• Jun 6, 2014

The California Gold Rush

Striking it rich

The origins of the Golden State

by Gabriela Schneider

In The Way West, Mom likes to emphasize her connection to the brave and determined homesteaders of the old west, the people who persevered through dangers and struggles to build new lives for their families. The pioneer spirit is certainly an enduring idea in the culture of California and the United States, but as Mom’s daughter Meesh points out in the play, it was not all so idealistic: “it’s really about … People coming out here and trying to make a quick buck.” Manifest Destiny had a mercenary aspect, and nowhere was that more clearly embodied than in the California Gold Rush.

James Marshall found the nugget that would launch the Gold Rush in January of 1848, in the waters of the American River at Sutter’s Mill near what is now Sacramento. Even though news traveled slowly in those days, Marshall and Sutter could not keep the gold a secret for long. By 1849 word of gold had reached the eastern US, and California was suddenly inundated with people, nicknamed “forty-niners” after the year they arrived. The California Gold Rush has been called the largest mass migration in history. In 1848, there were about 8,000 non-native settlers in the region, but over the next seven years, 300,000 people came to California. Perhaps half came overland on the pioneer trails, and the rest reached the west coast by ship, sailing around Cape Horn from the east coast and Europe or across the Pacific from China and Australia. Shortly after the first gold had been discovered, California became a US territory as part of the peace treaty ending the Mexican-American War; just two years later, in 1850, it became a US state.

Many sources claim the earliest prospectors could pick up gold nuggets right off the ground. As outrageous as that sounds, it is certainly true that since gold was concentrated in the riverbeds it was easy to extract by simple methods such as panning, which required no expensive equipment or special training. The gold in the rivers was so easy to get to that gold production peaked very quickly and then declined within a few years.
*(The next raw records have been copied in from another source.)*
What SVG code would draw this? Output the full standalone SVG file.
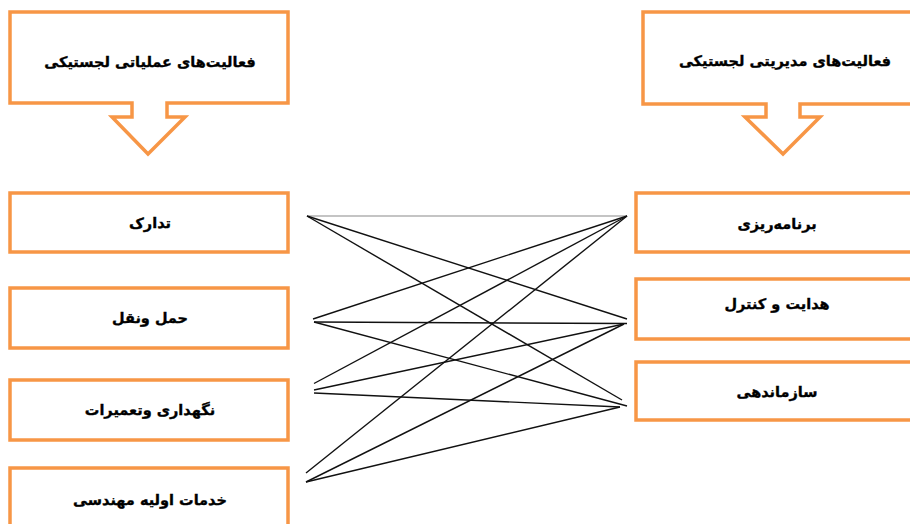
<svg xmlns="http://www.w3.org/2000/svg" width="910" height="524" viewBox="0 0 910 524">
<style>
.box{fill:#fff;stroke:#F79646;stroke-width:3.5}
.lbl{font-family:"DejaVu Sans","Noto Sans",sans-serif;font-weight:bold;font-size:14.5px;fill:#000;stroke:#000;stroke-width:0.35;text-anchor:middle}
.c{stroke:#111;stroke-width:1.4;fill:none}
.cg{stroke:#8a8a8a;stroke-width:1.1;fill:none}
</style>
<rect width="910" height="524" fill="#fff"/>
<g id="hdr-ops">
<path class="box" d="M10,12 H288 V103 H167 V117 H185 L148,154 L112,117 H132 V103 H10 Z"/>
<text class="lbl" x="150" y="67" direction="rtl">فعالیت‌های عملیاتی لجستیکی</text>
</g>
<g id="hdr-mgmt">
<path class="box" d="M643,12 H915 V104 H800 V117 H820 L783,154 L745,117 H766 V104 H643 Z"/>
<text class="lbl" x="785" y="66" direction="rtl">فعالیت‌های مدیریتی لجستیکی</text>
</g>
<g id="n-tadarok">
<rect class="box" x="10" y="193" width="278" height="59"/>
<text class="lbl" x="150" y="228" direction="rtl">تدارک</text>
</g>
<g id="n-haml">
<rect class="box" x="10" y="288" width="278" height="60"/>
<text class="lbl" x="150" y="323" direction="rtl">حمل ونقل</text>
</g>
<g id="n-negahdari">
<rect class="box" x="10" y="380" width="278" height="60"/>
<text class="lbl" x="150" y="415" direction="rtl">نگهداری وتعمیرات</text>
</g>
<g id="n-khadamat">
<rect class="box" x="10" y="468" width="278" height="70"/>
<text class="lbl" x="150" y="505" direction="rtl">خدمات اولیه مهندسی</text>
</g>
<g id="n-barnameh">
<rect class="box" x="636" y="193" width="280" height="59"/>
<text class="lbl" x="777" y="229" direction="rtl">برنامه‌ریزی</text>
</g>
<g id="n-hedayat">
<rect class="box" x="636" y="279" width="280" height="60"/>
<text class="lbl" x="777" y="309" direction="rtl">هدایت و کنترل</text>
</g>
<g id="n-sazmandehi">
<rect class="box" x="636" y="362" width="280" height="58"/>
<text class="lbl" x="777" y="397" direction="rtl">سازماندهی</text>
</g>
<g id="connectors">
<line class="cg" x1="307" y1="216" x2="627" y2="216"/>
<line class="c" x1="307" y1="216" x2="627" y2="319"/>
<line class="c" x1="307" y1="216" x2="622" y2="400"/>
<line class="c" x1="313" y1="319" x2="627" y2="216"/>
<line class="c" x1="314" y1="322" x2="627" y2="323.5"/>
<line class="c" x1="314" y1="322" x2="627" y2="406"/>
<line class="c" x1="314" y1="383.5" x2="627" y2="216"/>
<line class="c" x1="314" y1="390" x2="624" y2="324"/>
<line class="c" x1="314" y1="393" x2="620" y2="407"/>
<line class="c" x1="306" y1="473" x2="627" y2="216"/>
<line class="c" x1="306" y1="482" x2="624" y2="324"/>
<line class="c" x1="306" y1="482" x2="620" y2="407"/>
</g>
</svg>
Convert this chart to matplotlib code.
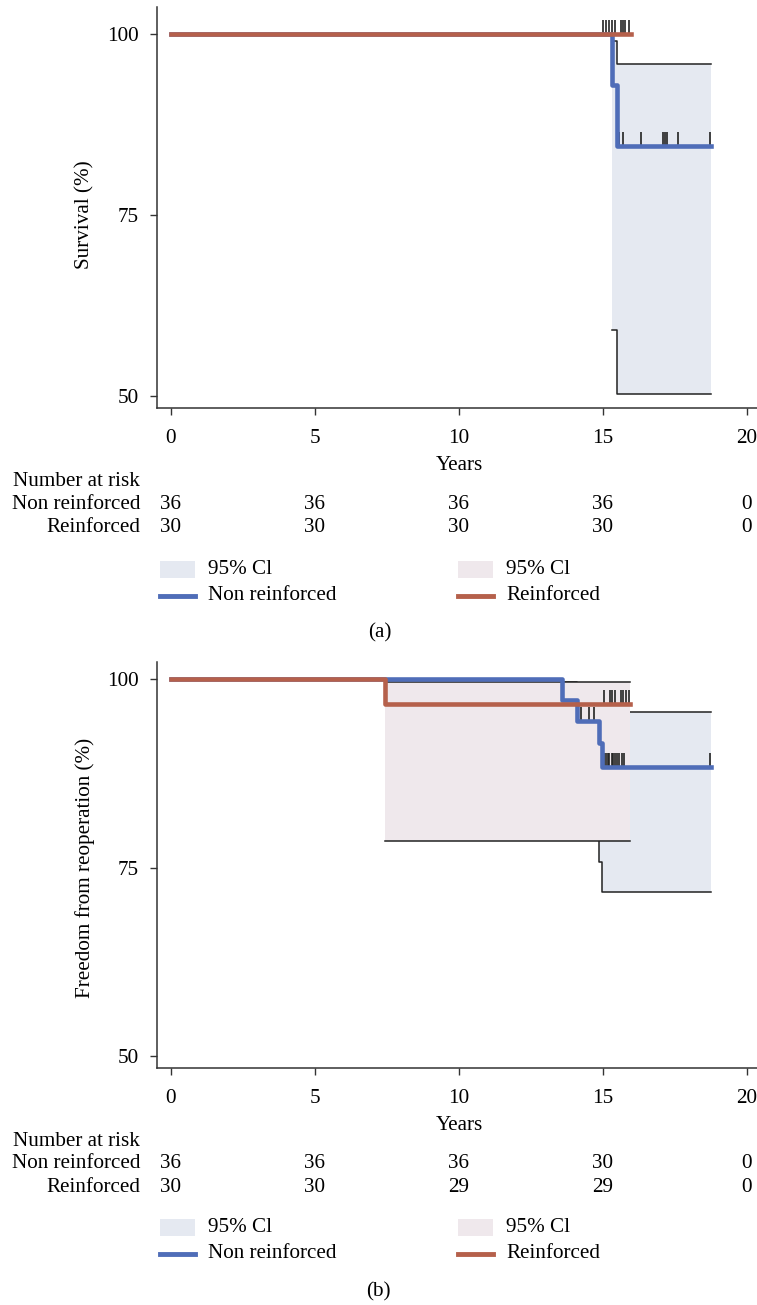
import matplotlib
matplotlib.use("Agg")
import matplotlib.pyplot as plt
from matplotlib.patches import Rectangle
from matplotlib.lines import Line2D
from matplotlib.transforms import blended_transform_factory

plt.rcParams['font.family'] = ['Liberation Serif', 'DejaVu Serif']

BLUE = '#4f6db8'
RED = '#b5604b'
BLUE_CI = '#e5e9f1'
RED_CI = '#efe8ec'
FS = 15.2

# (a) survival
a_blue_t = [0, 15.31, 15.49, 18.75]
a_blue_s = [100, 92.9, 84.5, 84.5]
a_red_t = [0, 15.97]
a_red_s = [100, 100]
a_blue_ci_t = [15.31, 15.49, 18.75]
a_blue_ci_hi = [99.0, 95.8, 95.8]
a_blue_ci_lo = [59.1, 50.3, 50.3]
a_blue_cens = [15.50, 15.57, 15.69, 16.31, 17.09, 17.15, 17.21, 17.62, 18.72]
a_red_cens = [15.01, 15.10, 15.22, 15.30, 15.42, 15.61, 15.68, 15.76, 15.91]
a_risk_blue = [36, 36, 36, 36, 0]
a_risk_red = [30, 30, 30, 30, 0]

# (b) freedom from reoperation
b_blue_t = [0, 13.59, 14.09, 14.87, 14.98, 18.74]
b_blue_s = [100, 97.2, 94.5, 91.5, 88.3, 88.3]
b_red_t = [0, 7.43, 15.94]
b_red_s = [100, 96.7, 96.7]
b_blue_ci_t = [13.59, 14.09, 14.87, 14.98, 18.74]
b_blue_ci_hi = [99.6, 98.9, 97.6, 95.6, 95.6]
b_blue_ci_lo = [81.5, 79.6, 75.7, 71.8, 71.8]
b_red_ci_t = [7.43, 15.94]
b_red_ci_hi = [99.6, 99.6]
b_red_ci_lo = [78.6, 78.6]
b_blue_cens_1 = [14.23, 14.51, 14.70]
b_blue_cens_2 = [15.03, 15.10, 15.16, 15.22, 15.30, 15.36, 15.42, 15.48,
                 15.57, 15.65, 15.73, 18.72]
b_red_cens = [15.03, 15.24, 15.32, 15.42, 15.61, 15.70, 15.80, 15.91]
b_risk_blue = [36, 36, 36, 30, 0]
b_risk_red = [30, 30, 29, 29, 0]

risk_times = [0, 5, 10, 15, 20]

W, H = 757, 1305
fig = plt.figure(figsize=(W / 100, H / 100), dpi=100)


def fx(px):
    return px / W


def fy(py):
    return 1 - py / H


def ci(ax, t, lo, hi, color):
    ax.fill_between(t, lo, hi, step='post', color=color, lw=0, zorder=1)
    ax.step(t, hi, where='post', color='#222222', lw=1.1, zorder=2)
    ax.step(t, lo, where='post', color='#222222', lw=1.1, zorder=2)


def cens(ax, t, y, h):
    ax.vlines(t, y, y + h, color='#222222', lw=1.2, zorder=3)


def panel(top, bottom, ylim):
    ax = fig.add_axes([fx(157), fy(bottom), 1 - fx(157), (bottom - top) / H])
    ax.set_xlim(-0.486, 20.35)
    ax.set_ylim(*ylim)
    ax.set_xticks(risk_times)
    ax.set_yticks([50, 75, 100])
    for s in ['top', 'right']:
        ax.spines[s].set_visible(False)
    for s in ['left', 'bottom']:
        ax.spines[s].set_color('#333333')
        ax.spines[s].set_linewidth(1.1)
    ax.tick_params(labelsize=FS, length=5, width=1, color='#333333')
    ax.tick_params(axis='x', pad=10)
    ax.tick_params(axis='y', pad=8)
    return ax


def risk_table(ax, y0, blue, red):
    tr = blended_transform_factory(ax.transData, fig.transFigure)
    fig.text(fx(140), fy(y0), 'Number at risk', ha='right', va='center', fontsize=FS)
    fig.text(fx(140), fy(y0 + 23), 'Non reinforced', ha='right', va='center', fontsize=FS)
    fig.text(fx(140), fy(y0 + 46), 'Reinforced', ha='right', va='center', fontsize=FS)
    for t, nb, nr in zip(risk_times, blue, red):
        ax.text(t, fy(y0 + 23), str(nb), transform=tr, ha='center', va='center',
                fontsize=FS, clip_on=False)
        ax.text(t, fy(y0 + 46), str(nr), transform=tr, ha='center', va='center',
                fontsize=FS, clip_on=False)


def legend(y0):
    for x, fc, lc, lab in [(160, BLUE_CI, BLUE, 'Non reinforced'),
                           (458, RED_CI, RED, 'Reinforced')]:
        fig.add_artist(Rectangle((fx(x), fy(y0 + 9)), fx(35), 17 / H,
                                 transform=fig.transFigure, color=fc, lw=0))
        fig.text(fx(x + 48), fy(y0), '95% Cl', ha='left', va='center', fontsize=FS)
        fig.add_artist(Line2D([fx(x), fx(x + 35)], [fy(y0 + 27)] * 2,
                              transform=fig.transFigure, color=lc, lw=3.5))
        fig.text(fx(x + 48), fy(y0 + 27), lab, ha='left', va='center', fontsize=FS)


# ---- panel (a)
ax1 = panel(7, 408, (48.34, 103.73))
ci(ax1, a_blue_ci_t, a_blue_ci_lo, a_blue_ci_hi, BLUE_CI)
cens(ax1, a_blue_cens, 84.5, 1.93)
cens(ax1, a_red_cens, 100, 1.93)
ax1.step(a_blue_t, a_blue_s, where='post', color=BLUE, lw=3.3, zorder=4)
ax1.step(a_red_t, a_red_s, where='post', color=RED, lw=3.3, zorder=5)
fig.text(fx(85), fy(215), 'Survival (%)', rotation=90, ha='center', va='center', fontsize=FS)
fig.text(fx(459), fy(465), 'Years', ha='center', va='center', fontsize=FS)
risk_table(ax1, 482, a_risk_blue, a_risk_red)
legend(569)
fig.text(fx(380), fy(633), '(a)', ha='center', va='center', fontsize=FS)

# ---- panel (b)
ax2 = panel(662, 1068, (48.41, 102.29))
ci(ax2, b_blue_ci_t, b_blue_ci_lo, b_blue_ci_hi, BLUE_CI)
ax2.fill_between(b_red_ci_t, b_red_ci_lo, b_red_ci_hi, step='post', color=RED_CI, lw=0, zorder=2.5)
ax2.step(b_red_ci_t, b_red_ci_hi, where='post', color='#222222', lw=1.1, zorder=2.6)
ax2.step(b_red_ci_t, b_red_ci_lo, where='post', color='#222222', lw=1.1, zorder=2.6)
cens(ax2, b_blue_cens_1, 94.5, 1.86)
cens(ax2, b_blue_cens_2, 88.3, 1.86)
cens(ax2, b_red_cens, 96.7, 1.86)
ax2.step(b_blue_t, b_blue_s, where='post', color=BLUE, lw=3.3, zorder=4)
ax2.step(b_red_t, b_red_s, where='post', color=RED, lw=3.3, zorder=5)
fig.text(fx(85), fy(868), 'Freedom from reoperation (%)', rotation=90, ha='center',
         va='center', fontsize=FS)
fig.text(fx(459), fy(1125), 'Years', ha='center', va='center', fontsize=FS)
risk_table(ax2, 1141, b_risk_blue, b_risk_red)
legend(1227)
fig.text(fx(378), fy(1292), '(b)', ha='center', va='center', fontsize=FS)

fig.savefig('out.png', dpi=100)
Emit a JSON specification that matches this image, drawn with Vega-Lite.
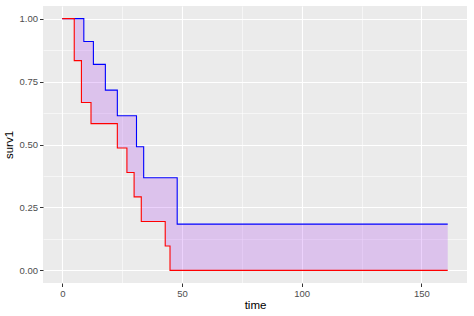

Once more technically advanced mining methods came into use, mining companies made most of the profits, and by 1855 the Gold Rush was over.

Although the Gold Rush was not a speculative bubble per se, it followed a similar pattern of unsustainable growth, and set a cultural precedent for later bubbles. The feverish obsession with which people flocked to California to try their luck at gold mining became a part of the state’s identity—a California Dream. Whereas the original American Dream, based on the worldview of the Puritans, promised contentment and progress in exchange for hard work, the California Dream offered a tantalizing prospect of striking it rich or making it big. The Way West portrays the bubble mentality that led to the economic upheavals of the last decade as part of the legacy of this California Dream. While Mom’s stories of the pioneers are rooted in the original American Dream of earning one’s success, Meesh’s more biting interpretation exposes an uncomfortable truth of the Golden State. Sometimes the California Dream works; even when the prospectors themselves failed to strike it rich, the businesses that sprang up around them established a functioning economy for the new state, just as today Hollywood and Silicon Valley are centers of prosperity even though success there proves to be a pipe dream for many individuals. Sometimes, however, the dream is a bust for everyone, and the housing crash was so widespread and so damaging that it calls the entire foundation of the dream into question.